Site information
- Type: Satellite Station
- Owner: Air Ministry
- Operator: Royal Air Force Royal Navy United States Army Air Forces
- Controlled by: RAF Coastal Command Fleet Air Arm

Location
- RAF Mullaghmore Shown within Northern Ireland RAF Mullaghmore RAF Mullaghmore (the United Kingdom)
- Coordinates: 55°01′33″N 006°35′49″W﻿ / ﻿55.02583°N 6.59694°W

Site history
- Built: 1942
- In use: 1942-1946
- Battles/wars: European theatre of World War II

Airfield information
- Elevation: 7 metres (23 ft) AMSL
Runways
| Direction | Length and surface |
| 00/00 | Concrete |
| 00/00 | Concrete |

= RAF Mullaghmore =

Former Royal Air Force station in County Antrim, Northern Ireland

Royal Air Force Mullaghmore or more simply RAF Mullaghmore is a former Royal Air Force station located 4.2 mi southwest of Ballymoney, County Antrim, Northern Ireland and 4.9 mi northeast of Garvagh, County Londonderry.

==History==

It was a United States Army Air Forces 8th Air Force Composite Command base until being passed to the Royal Air Force in May 1944 for use as a training establishment.

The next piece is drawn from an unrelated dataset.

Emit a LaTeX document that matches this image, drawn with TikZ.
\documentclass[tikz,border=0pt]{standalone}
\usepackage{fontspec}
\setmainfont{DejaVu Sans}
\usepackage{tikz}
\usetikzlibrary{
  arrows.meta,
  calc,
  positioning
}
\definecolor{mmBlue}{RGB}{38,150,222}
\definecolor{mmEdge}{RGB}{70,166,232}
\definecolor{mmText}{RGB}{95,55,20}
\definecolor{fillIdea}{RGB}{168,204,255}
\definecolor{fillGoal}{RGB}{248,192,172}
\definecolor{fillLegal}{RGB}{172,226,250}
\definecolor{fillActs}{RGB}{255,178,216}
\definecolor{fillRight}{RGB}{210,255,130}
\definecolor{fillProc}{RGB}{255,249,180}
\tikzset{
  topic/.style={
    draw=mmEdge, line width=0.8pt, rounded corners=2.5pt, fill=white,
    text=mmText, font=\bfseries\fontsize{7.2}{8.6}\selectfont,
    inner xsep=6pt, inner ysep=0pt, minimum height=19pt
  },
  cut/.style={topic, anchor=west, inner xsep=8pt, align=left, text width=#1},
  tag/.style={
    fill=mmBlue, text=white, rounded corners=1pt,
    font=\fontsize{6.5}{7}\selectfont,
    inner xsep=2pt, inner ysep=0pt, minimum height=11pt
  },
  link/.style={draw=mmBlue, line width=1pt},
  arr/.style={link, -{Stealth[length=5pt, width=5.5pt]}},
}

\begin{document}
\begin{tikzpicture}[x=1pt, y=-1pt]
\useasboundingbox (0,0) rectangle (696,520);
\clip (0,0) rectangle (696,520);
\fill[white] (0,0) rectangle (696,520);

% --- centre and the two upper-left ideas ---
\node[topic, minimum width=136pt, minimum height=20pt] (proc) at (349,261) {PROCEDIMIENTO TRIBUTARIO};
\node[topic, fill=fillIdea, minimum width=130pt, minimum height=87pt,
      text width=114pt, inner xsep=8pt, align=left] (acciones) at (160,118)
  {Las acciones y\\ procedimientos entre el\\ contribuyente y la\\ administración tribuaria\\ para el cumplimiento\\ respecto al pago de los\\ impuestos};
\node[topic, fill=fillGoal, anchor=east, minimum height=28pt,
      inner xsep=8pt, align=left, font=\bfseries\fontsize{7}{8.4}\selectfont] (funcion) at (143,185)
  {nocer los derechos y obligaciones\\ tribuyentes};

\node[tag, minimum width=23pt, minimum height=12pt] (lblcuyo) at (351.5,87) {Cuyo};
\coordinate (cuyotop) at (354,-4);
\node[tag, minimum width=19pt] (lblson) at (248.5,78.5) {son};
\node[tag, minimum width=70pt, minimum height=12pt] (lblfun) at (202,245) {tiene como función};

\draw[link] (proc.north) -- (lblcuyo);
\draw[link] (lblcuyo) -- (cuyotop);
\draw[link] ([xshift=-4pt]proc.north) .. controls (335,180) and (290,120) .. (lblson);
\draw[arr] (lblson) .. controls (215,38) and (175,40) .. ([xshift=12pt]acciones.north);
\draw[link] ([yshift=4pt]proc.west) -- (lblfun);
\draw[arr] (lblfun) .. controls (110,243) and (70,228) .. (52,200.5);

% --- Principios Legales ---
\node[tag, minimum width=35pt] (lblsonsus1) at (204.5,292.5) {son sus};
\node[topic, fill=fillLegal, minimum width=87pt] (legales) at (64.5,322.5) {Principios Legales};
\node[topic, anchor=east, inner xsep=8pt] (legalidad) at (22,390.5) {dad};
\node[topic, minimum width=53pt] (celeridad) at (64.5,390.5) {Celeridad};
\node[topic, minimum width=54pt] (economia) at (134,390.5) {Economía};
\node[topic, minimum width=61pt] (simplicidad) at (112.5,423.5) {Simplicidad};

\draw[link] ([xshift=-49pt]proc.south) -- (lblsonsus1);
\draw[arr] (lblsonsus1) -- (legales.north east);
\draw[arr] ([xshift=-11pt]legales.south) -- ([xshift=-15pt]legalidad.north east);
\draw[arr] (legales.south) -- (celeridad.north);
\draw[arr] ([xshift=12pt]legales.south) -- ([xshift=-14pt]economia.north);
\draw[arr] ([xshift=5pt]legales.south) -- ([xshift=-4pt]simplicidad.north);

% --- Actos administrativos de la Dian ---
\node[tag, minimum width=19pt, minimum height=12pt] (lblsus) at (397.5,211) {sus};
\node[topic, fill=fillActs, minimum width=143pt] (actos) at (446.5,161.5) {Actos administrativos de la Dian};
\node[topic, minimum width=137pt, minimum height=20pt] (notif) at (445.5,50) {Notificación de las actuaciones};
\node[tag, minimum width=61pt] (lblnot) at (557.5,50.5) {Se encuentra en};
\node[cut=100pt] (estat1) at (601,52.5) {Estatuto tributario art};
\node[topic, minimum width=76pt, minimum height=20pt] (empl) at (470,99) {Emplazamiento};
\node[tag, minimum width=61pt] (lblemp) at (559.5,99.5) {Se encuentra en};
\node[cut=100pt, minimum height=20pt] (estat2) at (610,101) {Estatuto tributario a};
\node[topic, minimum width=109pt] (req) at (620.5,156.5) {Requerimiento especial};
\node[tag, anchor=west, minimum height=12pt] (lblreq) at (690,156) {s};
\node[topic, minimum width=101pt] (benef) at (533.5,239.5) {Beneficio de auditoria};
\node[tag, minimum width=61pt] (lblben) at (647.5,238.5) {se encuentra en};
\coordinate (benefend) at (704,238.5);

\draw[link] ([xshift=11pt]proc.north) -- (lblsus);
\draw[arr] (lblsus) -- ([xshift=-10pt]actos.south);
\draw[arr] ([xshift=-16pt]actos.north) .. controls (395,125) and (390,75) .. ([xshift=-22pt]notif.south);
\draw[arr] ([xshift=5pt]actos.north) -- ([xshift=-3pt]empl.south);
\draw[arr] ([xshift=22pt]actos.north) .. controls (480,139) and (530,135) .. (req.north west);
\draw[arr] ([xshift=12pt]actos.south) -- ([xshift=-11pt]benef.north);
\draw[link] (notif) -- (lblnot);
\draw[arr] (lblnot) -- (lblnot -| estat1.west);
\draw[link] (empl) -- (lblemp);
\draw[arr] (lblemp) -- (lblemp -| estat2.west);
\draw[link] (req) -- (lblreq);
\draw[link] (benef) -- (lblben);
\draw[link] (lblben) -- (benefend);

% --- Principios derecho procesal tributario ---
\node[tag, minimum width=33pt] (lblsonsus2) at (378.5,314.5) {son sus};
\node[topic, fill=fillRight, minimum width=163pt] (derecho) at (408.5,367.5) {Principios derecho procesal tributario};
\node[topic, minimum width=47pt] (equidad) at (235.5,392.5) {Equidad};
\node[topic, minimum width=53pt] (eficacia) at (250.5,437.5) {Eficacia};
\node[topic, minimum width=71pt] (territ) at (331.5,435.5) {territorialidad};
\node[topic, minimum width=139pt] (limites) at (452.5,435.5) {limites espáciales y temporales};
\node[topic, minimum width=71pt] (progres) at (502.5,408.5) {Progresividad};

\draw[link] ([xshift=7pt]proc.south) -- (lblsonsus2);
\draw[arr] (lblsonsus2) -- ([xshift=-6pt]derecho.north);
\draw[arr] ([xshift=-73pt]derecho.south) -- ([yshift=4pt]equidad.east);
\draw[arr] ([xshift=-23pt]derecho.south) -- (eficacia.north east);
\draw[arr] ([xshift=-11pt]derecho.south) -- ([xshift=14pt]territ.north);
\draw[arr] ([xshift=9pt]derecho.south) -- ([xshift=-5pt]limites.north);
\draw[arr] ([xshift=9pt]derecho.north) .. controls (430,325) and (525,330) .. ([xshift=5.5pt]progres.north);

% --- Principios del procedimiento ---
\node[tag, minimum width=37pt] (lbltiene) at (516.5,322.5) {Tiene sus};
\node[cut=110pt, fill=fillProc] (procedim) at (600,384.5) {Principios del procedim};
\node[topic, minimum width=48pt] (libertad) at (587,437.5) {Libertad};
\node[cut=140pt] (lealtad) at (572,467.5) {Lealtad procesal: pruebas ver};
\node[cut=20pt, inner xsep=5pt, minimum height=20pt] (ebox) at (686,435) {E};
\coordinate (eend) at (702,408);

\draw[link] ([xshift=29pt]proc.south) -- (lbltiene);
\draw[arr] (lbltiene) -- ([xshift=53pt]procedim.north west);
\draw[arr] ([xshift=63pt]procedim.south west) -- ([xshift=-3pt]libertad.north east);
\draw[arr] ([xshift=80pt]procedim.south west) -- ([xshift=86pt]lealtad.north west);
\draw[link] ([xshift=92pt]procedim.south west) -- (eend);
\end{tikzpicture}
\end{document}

Between December 1943 and February 1944 the airfield was used the United States Army Air Forces (USAAF)'s 6th Replacement and Training Squadron (Bombardment) and the 6th Combat Crew Replacement Centre before the unit moved to RAF Cheddington. The airfield was then used for storage until May 1944.

The following units were based there:
- No. 4 Refresher Flying Unit RAF which moved from RAF Haverfordwest and stayed between October 1945 and March 1945
- No. 7 (Coastal) OTU flying Vickers Wellingtons between December 1942 and January 1944
- No. 104 (Transport) OTU arrived from RAF Maghaberry flying Vickers Wellingtons between October 1943 and January 1944
- No. 281 Squadron RAF
- 815 Naval Air Squadron
- 825 Naval Air Squadron
- 842 Naval Air Squadron
- 850 Naval Air Squadron
- 1771 Naval Air Squadron
- Loran Training Unit RAF (October 1944 – April 1945)

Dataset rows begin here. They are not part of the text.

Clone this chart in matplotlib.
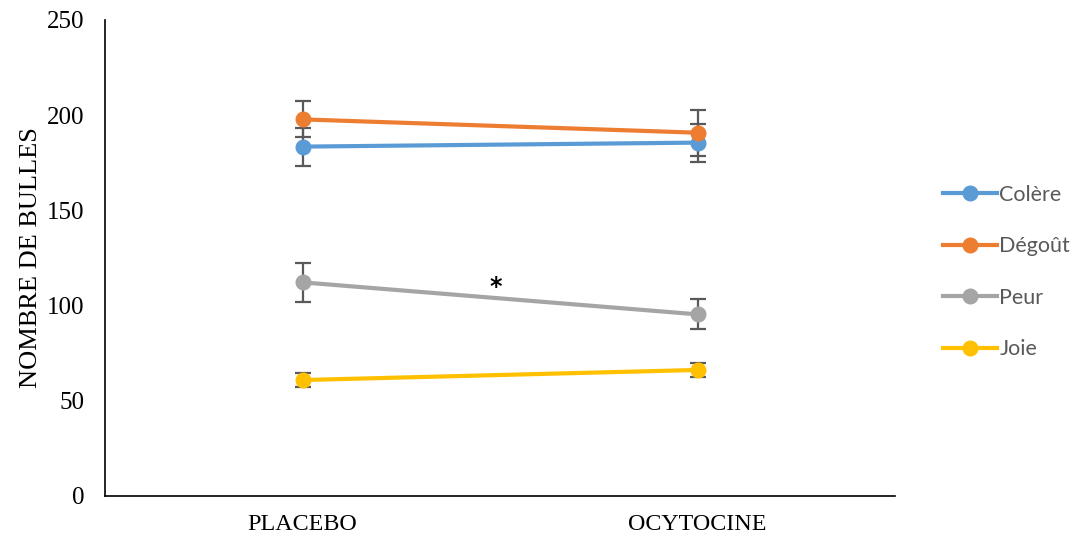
import matplotlib.pyplot as plt

conditions = ['PLACEBO', 'OCYTOCINE']
emotions = ['Colère', 'Dégoût', 'Peur', 'Joie']
colere = [183.5, 185.6]
colere_err = [10.0, 10.0]
degout = [197.8, 190.8]
degout_err = [9.5, 12.1]
peur = [112.2, 95.4]
peur_err = [10.3, 7.9]
joie = [60.9, 66.2]
joie_err = [3.9, 3.8]

colors = ['#5B9BD5', '#ED7D31', '#A5A5A5', '#FFC000']

fig = plt.figure(figsize=(10.8, 5.37), dpi=100)
ax = fig.add_axes([105/1080, 41/537, 790/1080, 476/537])

x = list(range(len(conditions)))
series = [(colere, colere_err), (degout, degout_err), (peur, peur_err), (joie, joie_err)]
handles = []
for (vals, errs), name, c in zip(series, emotions, colors):
    ax.errorbar(x, vals, yerr=errs, fmt='none', ecolor='#595959', elinewidth=1.6,
                capsize=6, capthick=1.6, zorder=2)
    h, = ax.plot(x, vals, color=c, lw=3, marker='o', markersize=10.5, zorder=3, label=name)
    handles.append(h)

ax.text(0.49, 110, '*', ha='center', va='center', fontsize=17, fontweight='bold',
        family='DejaVu Sans')

ax.set_xlim(-0.5, 1.5)
ax.set_ylim(0, 250)
ax.set_yticks([0, 50, 100, 150, 200, 250])
ax.set_xticks(x)
ax.set_xticklabels(conditions)
for s in ['top', 'right']:
    ax.spines[s].set_visible(False)
for s in ['left', 'bottom']:
    ax.spines[s].set_linewidth(1.2)
ax.tick_params(axis='y', length=0, labelsize=18, pad=15)
ax.tick_params(axis='x', length=0, labelsize=17.3, pad=13)
for lab in ax.get_xticklabels() + ax.get_yticklabels():
    lab.set_family('Liberation Serif')
ax.set_ylabel('NOMBRE DE BULLES', family='Liberation Serif', fontsize=19, labelpad=3)

leg = fig.legend(handles=handles, loc='center left', bbox_to_anchor=(943/1080, 1 - 272/537),
                 frameon=False, borderpad=0, borderaxespad=0, handlelength=2.5,
                 handletextpad=0.12, labelspacing=1.47, prop={'family': 'Lato', 'size': 15.5})
for t in leg.get_texts():
    t.set_color('#595959')

fig.savefig('out.png', dpi=100)
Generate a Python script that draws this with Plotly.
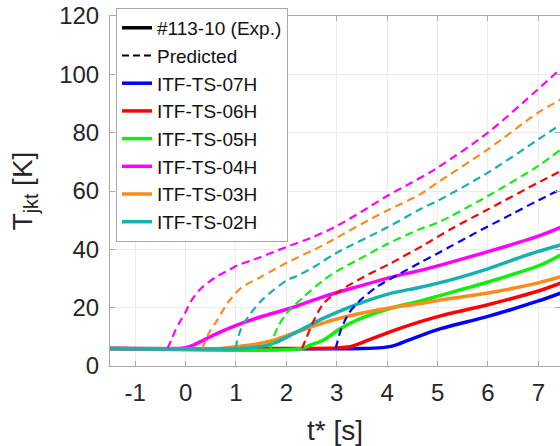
import plotly.graph_objects as go

# ---------------- data ----------------
labels = ["ITF-TS-07H", "ITF-TS-06H", "ITF-TS-05H", "ITF-TS-04H", "ITF-TS-03H", "ITF-TS-02H"]
colors = ["#0000FF", "#FF0000", "#10EE10", "#FF00FF", "#FF8A1C", "#17AFAF"]

# experimental (#113-10) curves
exp_t_07 = [-1.5, 3.5, 3.9, 4.1, 4.27, 4.6, 5.06, 6.0, 7.0, 7.44]
exp_T_07 = [6, 6, 6.3, 6.8, 7.8, 10, 12.8, 17, 22.3, 25]
exp_t_06 = [-1.5, 3.0, 3.27, 3.54, 4.07, 4.66, 5.06, 6.0, 7.0, 7.44]
exp_T_06 = [6, 6.2, 6.6, 8.3, 11.8, 15.2, 17.2, 21, 25.7, 28.4]
exp_t_05 = [-1.5, 2.3, 2.48, 2.74, 3.08, 3.41, 4.07, 4.66, 5.06, 6.0, 7.0, 7.44]
exp_T_05 = [6, 6, 7.2, 8.9, 12.9, 15.8, 19.8, 22.3, 24.2, 28.8, 34.3, 38]
exp_t_04 = [-1.5, -0.2, 0.0, 0.16, 0.36, 0.63, 1.03, 1.5, 2.08, 2.74, 3.41, 4.07, 4.66, 5.06, 6.0, 7.0, 7.44]
exp_T_04 = [6, 6, 6.3, 7.2, 8.9, 11.2, 14.1, 16.9, 19.8, 23.8, 27.2, 30.4, 32.8, 34.6, 39.2, 44.5, 47.5]
exp_t_03 = [-1.5, 0.7, 0.83, 1.29, 1.69, 2.02, 2.74, 3.41, 4.07, 4.66, 5.06, 6.0, 7.0, 7.44]
exp_T_03 = [6, 6, 6.3, 7.2, 8.6, 10.5, 14.8, 17.8, 20.0, 21.4, 22.6, 25, 28.5, 30.6]
exp_t_02 = [-1.5, 1.1, 1.55, 1.82, 2.02, 2.41, 2.74, 3.41, 4.07, 4.66, 5.32, 6.0, 6.65, 7.0, 7.44]
exp_T_02 = [6, 6, 6.9, 8.3, 10, 13.5, 16.4, 21.2, 24.9, 27, 29.8, 33.3, 37.3, 39.3, 41.5]

# predicted curves
pred_t_07 = [2.98, 3.08, 3.24, 3.47, 3.8, 4.27, 4.67, 5.0, 5.86, 6.5, 7.0, 7.45]
pred_T_07 = [6, 12.3, 18.1, 22.6, 27.2, 31.8, 35.6, 38.6, 46.6, 52.3, 56.8, 60.6]
pred_t_06 = [2.31, 2.38, 2.55, 2.74, 3.08, 3.54, 4.07, 4.7, 5.26, 6.0, 7.0, 7.45]
pred_T_06 = [6, 8.9, 15.8, 21.5, 26, 30.6, 35.2, 41.2, 46.9, 53.7, 62.9, 66.9]
pred_t_05 = [1.69, 1.75, 1.85, 1.98, 2.08, 2.35, 2.74, 3.0, 3.41, 4.0, 4.66, 5.0, 6.0, 7.0, 7.45]
pred_T_05 = [6, 10, 14, 17.5, 19.5, 23.8, 29.5, 32.5, 36.3, 41.8, 47, 49.1, 58.3, 68.6, 74.3]
pred_t_04 = [-0.36, -0.28, -0.2, -0.1, 0.0, 0.1, 0.3, 0.6, 0.87, 1.03, 1.36, 2.0, 2.5, 3.0, 3.5, 4.0, 4.5, 5.0, 6.0, 7.0, 7.45]
pred_T_04 = [6, 9, 12.3, 15.5, 18.5, 22, 26.5, 30.5, 33, 34.5, 36.5, 40.8, 44, 48, 53, 58.3, 63, 68, 80, 95, 102]
pred_t_03 = [0.33, 0.46, 0.63, 0.83, 1.09, 1.5, 2.02, 2.74, 3.0, 3.5, 4.0, 4.67, 5.0, 6.0, 7.0, 7.45]
pred_T_03 = [6, 11.2, 15.8, 21.5, 26.6, 30.6, 35.5, 41.5, 44, 48.8, 53.3, 59, 62.9, 74.3, 86.9, 91.4]
pred_t_02 = [0.99, 1.09, 1.29, 1.55, 2.02, 2.2, 2.55, 3.0, 4.0, 4.67, 5.0, 6.0, 7.0, 7.45]
pred_T_02 = [6, 12.3, 18, 23.2, 29.5, 30.8, 34, 38.8, 47.5, 53.9, 56.6, 66.3, 77.7, 82.9]

x_ticks = [-1, 0, 1, 2, 3, 4, 5, 6, 7]
x_ticktext = ["-1", "0", "1", "2", "3", "4", "5", "6", "7"]
y_ticks = [0, 20, 40, 60, 80, 100, 120]

exp_t = [exp_t_07, exp_t_06, exp_t_05, exp_t_04, exp_t_03, exp_t_02]
exp_T = [exp_T_07, exp_T_06, exp_T_05, exp_T_04, exp_T_03, exp_T_02]
pred_t = [pred_t_07, pred_t_06, pred_t_05, pred_t_04, pred_t_03, pred_t_02]
pred_T = [pred_T_07, pred_T_06, pred_T_05, pred_T_04, pred_T_03, pred_T_02]

# ---------------- figure ----------------
FONT = "Liberation Sans, Arial, Helvetica, sans-serif"
fig = go.Figure()

fig.add_trace(go.Scatter(x=[None], y=[None], mode="lines", name="#113-10 (Exp.)",
                         line=dict(color="black", width=3.5)))
fig.add_trace(go.Scatter(x=[None], y=[None], mode="lines", name="Predicted",
                         line=dict(color="black", width=2, dash="7px,4px")))

for i in range(6):
    fig.add_trace(go.Scatter(x=exp_t[i], y=exp_T[i], mode="lines", name=labels[i],
                             line=dict(color=colors[i], width=3.5, shape="spline", smoothing=0.8)))
for i in range(6):
    fig.add_trace(go.Scatter(x=pred_t[i], y=pred_T[i], mode="lines", showlegend=False,
                             line=dict(color=colors[i], width=2.2, dash="8px,5px",
                                       shape="spline", smoothing=0.8)))

axis_common = dict(showline=True, linecolor="#A8A8A8", linewidth=1, mirror="ticks",
                   ticks="inside", ticklen=5, tickcolor="#A8A8A8",
                   showgrid=True, gridcolor="#EBEBEB", gridwidth=1, zeroline=False,
                   ticklabeloverflow="allow",
                   tickfont=dict(family=FONT, size=24, color="#262626"))

fig.update_xaxes(range=[-1.5, 7.43], tickvals=x_ticks, ticktext=x_ticktext, **axis_common,
                 ticklabelstandoff=5,
                 title=dict(text="t* [s]", font=dict(family=FONT, size=28, color="#262626"),
                            standoff=16))
fig.update_yaxes(range=[0, 120], tickvals=y_ticks, **axis_common,
                 ticklabelstandoff=5,
                 title=dict(text="T<sub>jkt</sub> [K]", font=dict(family=FONT, size=28, color="#262626"),
                            standoff=18))

fig.update_layout(
    width=560, height=446,
    margin=dict(l=110, r=0, t=16, b=80, autoexpand=False),
    plot_bgcolor="white", paper_bgcolor="white",
    font=dict(family=FONT, color="#262626"),
    showlegend=True,
    legend=dict(x=0.0133, y=1.023, xanchor="left", yanchor="top",
                bgcolor="white", bordercolor="#A8A8A8", borderwidth=1,
                font=dict(family=FONT, size=19, color="#111111"),
                tracegroupgap=0, itemwidth=30, maxheight=400),
)

# remove the browser's default 8px body margin so the figure fills the window exactly
fig.write_html("out.html", config={"displayModeBar": False},
               post_script="document.body.style.margin='0';")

The airfield was closed and placed on care and maintenance during May 1945.

==Current use==

The airfield, now in private hands, is used as a microlight base known locally as Aghadowey Aerodrome.
Other uses include a racing circuit built on one of the old runways and a short-oval track hosting Stock car and Banger racing on selected weekends.